A woman whose husband is away often or for a prolonged period, usually applied to those parted from their husbands by golf (played on grass) or similar obsessional activities. It has long been used in the USA in the sense of “a woman who is separated, divorced, or lives apart from her husband,” perhaps because her husband is still above the grass rather than under it.
The phrase has been around for about 500 years, but one thing hasn’t changed. The phrase has never meant an actual widow—that is, a woman whose husband is dead.
The phrase is first found written by Sir Thomas More in his Dialogue of 1529. AT that time it meant either a discarded mistress, especially one who had borne a child out of wedlock. It might have conceivably have come from the same type of origin as ‘bastard’ which is from the Latin ‘bastum’ for a pack saddle, suggesting a child born after a brief encounter on an improvised bed, such as a packsaddle pillow, whose owner had gone by morning.
There’s a theory that ties this original meaning to illicit cavorting in the grass as opposed to the feather-filled matrimonial bed, but there’s no solid evidence for that.
There is also a theory that has British officers in India sending their wives to the mountains (presumably where grass grew) to escape the bestial heat of the Indian summers, but there’s nothing to back up this idea, either.
In fact, the entire term “grass widow” may have come down to us from Germanic languages. The OED notes comparable words with the same meaning in Middle Low German (graswedewe), Dutch (grasweduwe), Swedish (gräsenka), and Danish (græsenke).
The phrase was still used in the sense of an illicit sexual partner well into the 1800s. On May 23, 1856, the Brooklyn Daily Eagle referred to Maria Fitzherbert, mistress of King George IV, as a “grass widow.” However, “grass widow” was gaining more respectable meanings in the mid-19th century.
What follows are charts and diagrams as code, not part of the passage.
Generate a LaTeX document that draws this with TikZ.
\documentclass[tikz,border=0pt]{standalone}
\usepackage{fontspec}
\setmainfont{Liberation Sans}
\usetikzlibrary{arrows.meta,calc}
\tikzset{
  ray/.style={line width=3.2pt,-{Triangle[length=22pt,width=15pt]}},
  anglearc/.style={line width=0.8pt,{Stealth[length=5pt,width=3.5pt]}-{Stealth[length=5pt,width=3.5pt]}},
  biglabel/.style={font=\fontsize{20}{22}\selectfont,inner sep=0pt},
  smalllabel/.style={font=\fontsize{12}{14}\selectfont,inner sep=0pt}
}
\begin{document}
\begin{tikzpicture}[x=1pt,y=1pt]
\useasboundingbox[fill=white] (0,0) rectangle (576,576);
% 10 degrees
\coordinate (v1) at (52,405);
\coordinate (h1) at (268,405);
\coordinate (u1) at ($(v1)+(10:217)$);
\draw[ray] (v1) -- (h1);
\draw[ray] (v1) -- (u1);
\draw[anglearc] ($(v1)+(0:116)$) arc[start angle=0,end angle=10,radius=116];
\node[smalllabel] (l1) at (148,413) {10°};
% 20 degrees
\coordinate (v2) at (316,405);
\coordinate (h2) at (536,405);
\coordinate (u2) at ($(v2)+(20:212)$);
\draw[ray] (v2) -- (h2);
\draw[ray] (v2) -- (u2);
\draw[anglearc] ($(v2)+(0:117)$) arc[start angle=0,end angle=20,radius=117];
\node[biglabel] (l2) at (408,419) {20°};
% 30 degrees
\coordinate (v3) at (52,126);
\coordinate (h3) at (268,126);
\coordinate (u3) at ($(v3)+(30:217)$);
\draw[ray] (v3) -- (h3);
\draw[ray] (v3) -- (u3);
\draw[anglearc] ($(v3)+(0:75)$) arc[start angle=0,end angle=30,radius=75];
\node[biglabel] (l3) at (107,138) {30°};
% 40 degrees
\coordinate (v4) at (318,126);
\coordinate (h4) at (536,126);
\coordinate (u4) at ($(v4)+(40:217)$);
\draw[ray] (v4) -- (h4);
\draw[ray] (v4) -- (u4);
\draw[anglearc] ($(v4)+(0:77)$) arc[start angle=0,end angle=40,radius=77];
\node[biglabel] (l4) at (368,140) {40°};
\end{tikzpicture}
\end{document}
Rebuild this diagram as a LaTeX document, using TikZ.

This sense of “a married woman whose husband is absent from her,” the OED says, may have arisen after the original, pejorative meaning “had ceased to be generally understood.” In other words, meanings can and do change over the years.
The more respectable usage, Oxford suggests, may have been influenced by the 16th-century expression “turned out to grass,” in the figurative sense of being on vacation or freed from one’s duties.
Today, American Heritage has the broadest number of definitions: “1. A woman who is divorced or separated from her husband. 2. A woman whose husband is temporarily absent. 3. An abandoned mistress. 4. The mother of a child born out of wedlock.”
Yet another theory proposed that ‘grass window’ comes from ‘grace widow.’ But, nowhere in any official documents—religious or secular, English or American—is there a single instance of the phrase “grace widow.”
In his book Devious Derivations (2002), the editor and word sleuth Hugh Rawson calls “grace widow” a “false refinement.” As he writes, “The grass widow, divorced or otherwise separated from her husband, is not termed a widow by French grâce, as if this were a courtesy title.”
Finally, if you’re as fascinated as I am about how rock bands dream up their names, you will find it interesting that Grass Widow is an American indie rock band from San Francisco, California. Their music has been described as discordant and lo-fi, and connected to the post-punk roots of the members of the band.
I don’t think I’ll bother listening!